Yes, you can use this BHP to kVA calculator as a starting point for sizing a generator, but there are several additional factors you should consider for accurate generator sizing:

  1. Load type: Different types of loads have different starting and running requirements. Motors, for example, can have high starting currents that are 5-7 times their running current.
  2. Load factor: Consider whether your load is continuous, intermittent, or variable. Generators are typically rated for continuous operation at their nameplate capacity.
  3. Altitude and temperature: Generators may need to be derated for high altitudes (above 1,000 meters) or high ambient temperatures (above 40°C).
  4. Starting method: The method used to start motors (direct-on-line, star-delta, soft start, etc.) affects the generator sizing requirements.
  5. Future expansion: Consider any anticipated increases in power requirements.
  6. Safety margin: It's generally recommended to include a safety margin of 10-20% in your generator sizing.

For most applications, the kVA value calculated by this tool will give you a good estimate of the minimum generator size required. However, for critical applications or complex load profiles, it's advisable to consult with a qualified electrical engineer or the generator manufacturer for precise sizing.

What is the difference between BHP and electrical horsepower?

While both BHP (Brake Horsepower) and electrical horsepower are units of power, they represent different concepts and have slightly different conversion factors:

  • Brake Horsepower (BHP): This is the actual mechanical power output of an engine or motor, measured at the output shaft. It represents the useful work that the equipment can perform. 1 BHP is defined as 745.7 watts.
  • Electrical Horsepower: This is a unit used to rate electric motors. In the United States, 1 electrical horsepower is defined as exactly 746 watts. This slight difference from BHP is due to historical rounding in the definition.

The difference between BHP and electrical horsepower is minimal (only about 0.03%), but it can be significant in precise engineering calculations, especially when dealing with large power systems.

In most practical applications, the terms are used interchangeably, and the difference is negligible. However, for precise calculations, it's important to be aware of which definition is being used, especially when working with equipment specifications from different manufacturers or standards organizations.

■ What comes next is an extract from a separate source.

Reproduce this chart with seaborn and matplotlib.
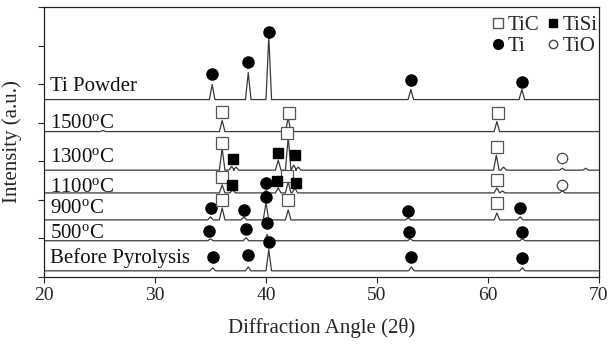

How can I improve the power factor in my electrical system?

Improving power factor can lead to more efficient operation of your electrical system and potentially reduce electricity costs. Here are several methods to improve power factor:

  1. Add capacitors: The most common method is to install power factor correction capacitors. These provide leading reactive power to offset the lagging reactive power of inductive loads like motors and transformers.
  2. Use synchronous condensers: These are synchronous motors that operate without a mechanical load. They can provide either leading or lagging reactive power as needed.
  3. Install static VAR compensators: These are advanced power electronic devices that can provide rapid and precise power factor correction.
  4. Replace standard motors with high-efficiency motors: High-efficiency motors typically have better power factors than standard motors.
  5. Avoid operating motors at light loads: Motors have their best power factor at or near full load. Consider using smaller motors for light loads rather than running large motors at partial load.
  6. Use variable frequency drives (VFDs): VFDs can improve the power factor of motor-driven equipment by matching the motor speed to the load requirements.
  7. Improve system design: Properly size conductors and transformers to minimize voltage drops, which can affect power factor.

Before implementing any power factor correction measures, it's important to conduct a thorough analysis of your electrical system. Adding too much capacitance can lead to overcorrection and a leading power factor, which can be just as problematic as a lagging power factor.

The U.S. Department of Energy's Better Buildings Initiative provides additional resources on power factor correction and energy efficiency in buildings.